HILLDUN CORPORATION v. C.I.R

United States Court of Appeals, Second Circuit (1969)

Facts

Issue

Holding — Hays, J.

Rule

Reasoning

Deep Dive: How the Court Reached Its Decision

Classification of Rental Income

The U.S. Court of Appeals, Second Circuit, upheld the Tax Court's classification of several items claimed by Hilldun Corporation as rental income. The Court emphasized that findings on these items were not clearly erroneous, which is the legal standard for appellate courts to overturn factual determinations. The Tax Court had scrutinized seven items under Treasury Regulation 1.61-8(c), determining that six of them did not qualify as rental income. The Court agreed with the Tax Court's reasoning regarding the lack of intent to treat these items as rent or their classification under separate arrangements. Examples included improvements made by lessees or reimbursements that did not reflect a rental agreement or were unrelated to rental income. The appellate court found no error in the Tax Court's decision to only assume, without deciding, that a $2040 item was rental income, as it did not affect the overall percentage needed for exemption from personal holding company tax liability.

Interest Deductions and Gross Income Calculation

The Court addressed Hilldun's argument regarding the deduction of interest payments from gross receipts in calculating gross income. Hilldun contended that these interest payments, related to its finance business, should be deducted to bolster its claim that rental income constituted 50% or more of its gross income. However, the Court rejected this argument, clarifying that Treasury Regulation 1.61-3(a) only permits deductions of the "cost of goods sold" for specific businesses like manufacturing, merchandising, or mining. The Court noted that Hilldun, being a finance business, did not fall under these categories and that its interest payments were not a return of capital but rather an expense of doing business. As such, the payments were to be deducted from gross income, not gross receipts, aligning with standard accounting practices for expense treatments. This interpretation reinforced the position that Hilldun could not achieve the necessary threshold for rental income.

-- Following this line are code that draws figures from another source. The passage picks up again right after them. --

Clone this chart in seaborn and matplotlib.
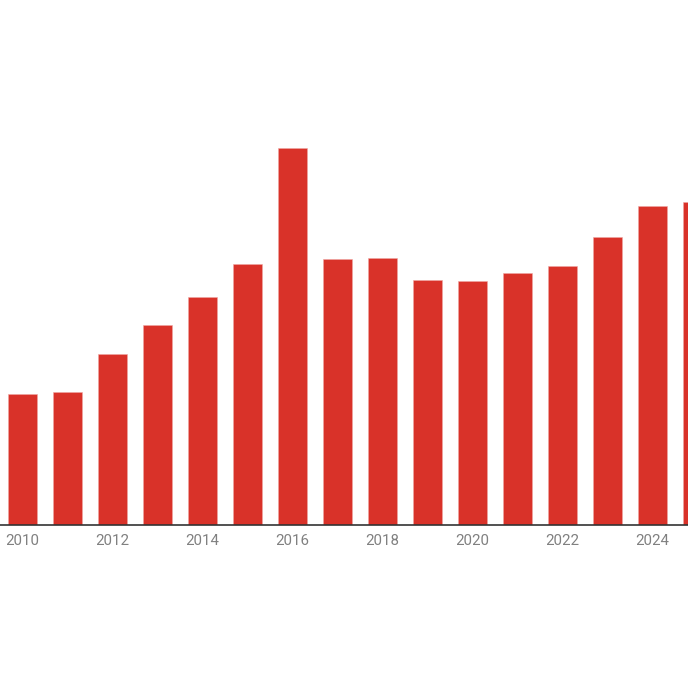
import matplotlib
matplotlib.use("Agg")
import matplotlib.pyplot as plt
import seaborn as sns
import pandas as pd

years = [2010, 2011, 2012, 2013, 2014, 2015, 2016, 2017, 2018, 2019, 2020, 2021, 2022, 2023, 2024, 2025]
values = [130.2, 132.8, 170.2, 199.2, 227.5, 260.8, 376.2, 265.8, 266.8, 244.5, 243.8, 251.5, 258.5, 287.8, 318.5, 322.5]
tick_years = [2010, 2012, 2014, 2016, 2018, 2020, 2022, 2024]

df = pd.DataFrame({"year": [str(y) for y in years], "value": values})

sns.set_theme(style="white")
plt.rcParams['font.family'] = ['Roboto', 'DejaVu Sans']

W = H = 688
fig = plt.figure(figsize=(6.88, 6.88), dpi=100)
base = 524.5
top = 100.0
ax = fig.add_axes([0, (H - base) / H, 1, (base - top) / H])

sns.barplot(data=df, x="year", y="value", color="#d93229", saturation=1,
            width=29 / 45, edgecolor="#f0a8a4", linewidth=0.4, ax=ax)

ax.set_xlim(-0.5, (W - 22.5) / 45)
ax.set_ylim(0, base - top)
ax.set_xlabel("")
ax.set_ylabel("")
ax.set_yticks([])
pos = [years.index(y) for y in tick_years]
ax.set_xticks(pos)
ax.set_xticklabels([str(y) for y in tick_years], fontsize=10.8, color="#808080")
ax.tick_params(axis="x", length=0, pad=7)
for s in ["top", "right", "left"]:
    ax.spines[s].set_visible(False)
ax.spines["bottom"].set_color("#333333")
ax.spines["bottom"].set_linewidth(1.2)
ax.patch.set_alpha(0)

fig.savefig("out.png", dpi=100)
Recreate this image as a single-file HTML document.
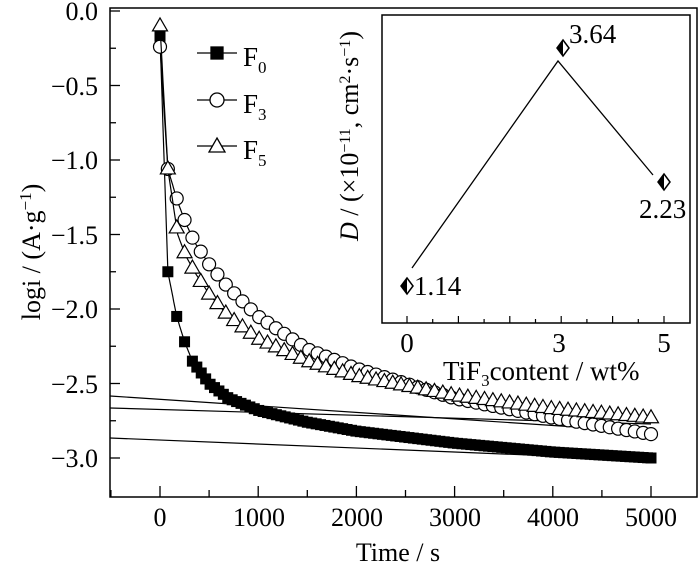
<!DOCTYPE html>
<html><head><meta charset="utf-8"><style>
body{margin:0;background:#fff}
svg{display:block;font-family:"Liberation Serif",serif}
</style></head><body>
<svg id="s" width="700" height="569" viewBox="0 0 700 569" xmlns="http://www.w3.org/2000/svg">
<rect x="110" y="8" width="587" height="489" fill="none" stroke="#000" stroke-width="1.5"/>
<g id="main"></g>
<g font-size="26" text-anchor="end">
<text x="98" y="20">0.0</text><text x="98" y="95">−0.5</text><text x="98" y="169">−1.0</text>
<text x="98" y="244">−1.5</text><text x="98" y="318">−2.0</text><text x="98" y="393">−2.5</text><text x="98" y="467">−3.0</text>
</g>
<g font-size="26" text-anchor="middle">
<text x="160" y="526">0</text><text x="259" y="526">1000</text><text x="357" y="526">2000</text>
<text x="455" y="526">3000</text><text x="553" y="526">4000</text><text x="651" y="526">5000</text>
<text x="398" y="561">Time / s</text>
</g>
<text transform="translate(40,252) rotate(-90)" font-size="26" text-anchor="middle">logi / (A·g<tspan baseline-shift="super" font-size="17">−1</tspan>)</text>
<g stroke="#000" stroke-width="1.3">
<line x1="197" y1="53" x2="237" y2="53"/><rect x="211" y="47" width="12" height="12" fill="#000"/>
<line x1="197" y1="100" x2="237" y2="100"/><circle cx="217" cy="100" r="7" fill="#fff"/>
<line x1="197" y1="146" x2="237" y2="146"/><polygon points="217,138 225,152 209,152" fill="#fff"/>
</g>
<g font-size="27"><text x="243" y="66">F<tspan font-size="17" dy="7">0</tspan></text>
<text x="243" y="113">F<tspan font-size="17" dy="7">3</tspan></text>
<text x="243" y="159">F<tspan font-size="17" dy="7">5</tspan></text></g>
<rect x="382" y="15" width="308" height="308" fill="#fff" stroke="#000" stroke-width="1.5"/>
<g id="inset"></g>
<polyline points="412,268 558,61 653,175" fill="none" stroke="#000" stroke-width="1.3"/>
<g font-size="27">
<text x="414" y="295">1.14</text><text x="569" y="43">3.64</text><text x="639" y="218">2.23</text>
<text x="407" y="352" text-anchor="middle">0</text><text x="559" y="352" text-anchor="middle">3</text><text x="664" y="352" text-anchor="middle">5</text>
<text x="443" y="380">TiF<tspan font-size="17" dy="6">3</tspan><tspan dy="-6">content / wt%</tspan></text>
</g>
<text transform="translate(358,136) rotate(-90)" font-size="26" text-anchor="middle"><tspan font-style="italic">D</tspan> / (×10<tspan baseline-shift="super" font-size="16">−11</tspan>, cm<tspan baseline-shift="super" font-size="16">2</tspan>·s<tspan baseline-shift="super" font-size="16">−1</tspan>)</text>
</svg>
<script>
const NS="http://www.w3.org/2000/svg";
function el(p,t,a){const e=document.createElementNS(NS,t);for(const k in a)e.setAttribute(k,a[k]);p.appendChild(e);return e;}
const m=document.getElementById('main'),ins=document.getElementById('inset');
const X=t=>160+t*0.0982, Y=v=>11-v*149;
for(let i=0;i<=13;i++){const y=Y(-i*0.25);if(y>495)break;el(m,'line',{x1:110,x2:i%2?116:120,y1:y,y2:y,stroke:'#000','stroke-width':1.3});}
for(let t=-500;t<=5000;t+=500){const L=t%1000===0?11:7;el(m,'line',{x1:X(t),x2:X(t),y1:497,y2:497-L,stroke:'#000','stroke-width':1.3});}
el(m,'line',{x1:110,y1:396,x2:651,y2:432,stroke:'#000','stroke-width':1.2});
el(m,'line',{x1:110,y1:408,x2:651,y2:424,stroke:'#000','stroke-width':1.2});
el(m,'line',{x1:110,y1:438,x2:651,y2:460,stroke:'#000','stroke-width':1.2});
function interp(A,t){for(let i=1;i<A.length;i++){if(t<=A[i][0]){const[a,b]=A[i-1],[c,d]=A[i];return b+(d-b)*(t-a)/(c-a);}}return A[A.length-1][1];}
const F0=[[0,-0.17],[80,-1.75],[170,-2.05],[250,-2.22],[330,-2.35],[500,-2.5],[700,-2.6],[1000,-2.68],[1500,-2.76],[2000,-2.82],[3000,-2.9],[4000,-2.96],[5000,-3.0]];
const F3=[[0,-0.24],[80,-1.06],[180,-1.28],[260,-1.42],[350,-1.55],[500,-1.7],[700,-1.86],[1000,-2.05],[1500,-2.27],[2000,-2.4],[3000,-2.6],[4000,-2.73],[5000,-2.84]];
const F5=[[0,-0.1],[80,-1.06],[180,-1.5],[260,-1.64],[350,-1.75],[500,-1.9],[700,-2.05],[1000,-2.2],[1500,-2.35],[2000,-2.45],[3000,-2.58],[4000,-2.67],[5000,-2.73]];
function mk(step){const a=[0,80,170,250,330];for(let t=330+step;t<5000;t+=step)a.push(t);a.push(5000);return a;}
function series(A,kind,ts){let d='';for(let t=0;t<=5000;t+=10)d+=(t?'L':'M')+X(t).toFixed(1)+' '+Y(interp(A,t)).toFixed(1);
el(m,'path',{d:d,fill:'none',stroke:'#000','stroke-width':1.2});
for(const t of ts){const x=X(t),y=Y(interp(A,t));
if(kind==0)el(m,'rect',{x:x-5.5,y:y-5.5,width:11,height:11,fill:'#000'});
else if(kind==1)el(m,'circle',{cx:x,cy:y,r:6.5,fill:'#fff',stroke:'#000','stroke-width':1.2});
else el(m,'polygon',{points:`${x},${y-8} ${x+7.5},${y+5} ${x-7.5},${y+5}`,fill:'#fff',stroke:'#000','stroke-width':1.2});}}
series(F0,0,mk(45));series(F3,1,mk(85));series(F5,2,mk(85));
for(let i=0;i<=11;i++){const x=407+i*25.7;if(x>688)break;el(ins,'line',{x1:x,x2:x,y1:323,y2:323-(i%2?4:7),stroke:'#000','stroke-width':1.2});}
for(const [x,y] of [[407,286],[563,48],[664,182]]){
el(ins,'polygon',{points:`${x},${y-8} ${x+6},${y} ${x},${y+8} ${x-6},${y}`,fill:'#fff',stroke:'#000','stroke-width':1.5});
el(ins,'polygon',{points:`${x},${y-8} ${x},${y+8} ${x-6},${y}`,fill:'#000'});}
</script>
</body></html>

Single Corporation Structure

Hilldun Corporation attempted to argue that its real estate and finance operations should be treated as separate entities for tax purposes, which would alter the calculation of personal holding company tax liability. The Court, however, did not accept this argument, emphasizing that Hilldun had chosen to operate as a single corporation and must accept the tax consequences of that choice. The statutory language clearly indicated that the "corporation" is the relevant entity for determining tax liability. The Court cited previous case law, such as Brook v. Commissioner and Television Industries Inc. v. Commissioner, to support its position that a corporation cannot bifurcate its operations to avoid tax implications. The legislative history further underscored that personal holding company tax is imposed on any corporation falling within statutory provisions, regardless of internal business distinctions.

Legislative Intent

In its decision, the Court considered the legislative intent behind the personal holding company tax. The tax was originally designed to prevent the use of "incorporated pocketbooks" to shield passive income from higher individual tax rates. The Court found that the legislative history demonstrated a clear intention to tax any corporation meeting the statutory criteria, without exceptions for corporations operating multiple distinct businesses. The House and Senate Reports from 1934 confirmed that the tax's purpose was broader than merely targeting incorporated pocketbooks, emphasizing the applicability to any corporation fitting the statutory definition. This understanding reinforced the Court's interpretation that Hilldun's entire corporate entity should be considered in determining tax liability, rather than allowing a division of operations for tax relief.

Conclusion

The U.S. Court of Appeals, Second Circuit, affirmed the Tax Court's decision that Hilldun Corporation was liable for the personal holding company tax for the fiscal year ending August 31, 1960. The appellate court found no clear error in the Tax Court's factual determinations regarding the classification of rental income and rejected Hilldun's arguments related to interest deductions and the separation of business operations. The statutory framework and legislative intent supported the conclusion that Hilldun's rental income did not exceed the required threshold to avoid tax liability. As a result, Hilldun was subject to the personal holding company tax under the applicable provisions of the Internal Revenue Code of 1954.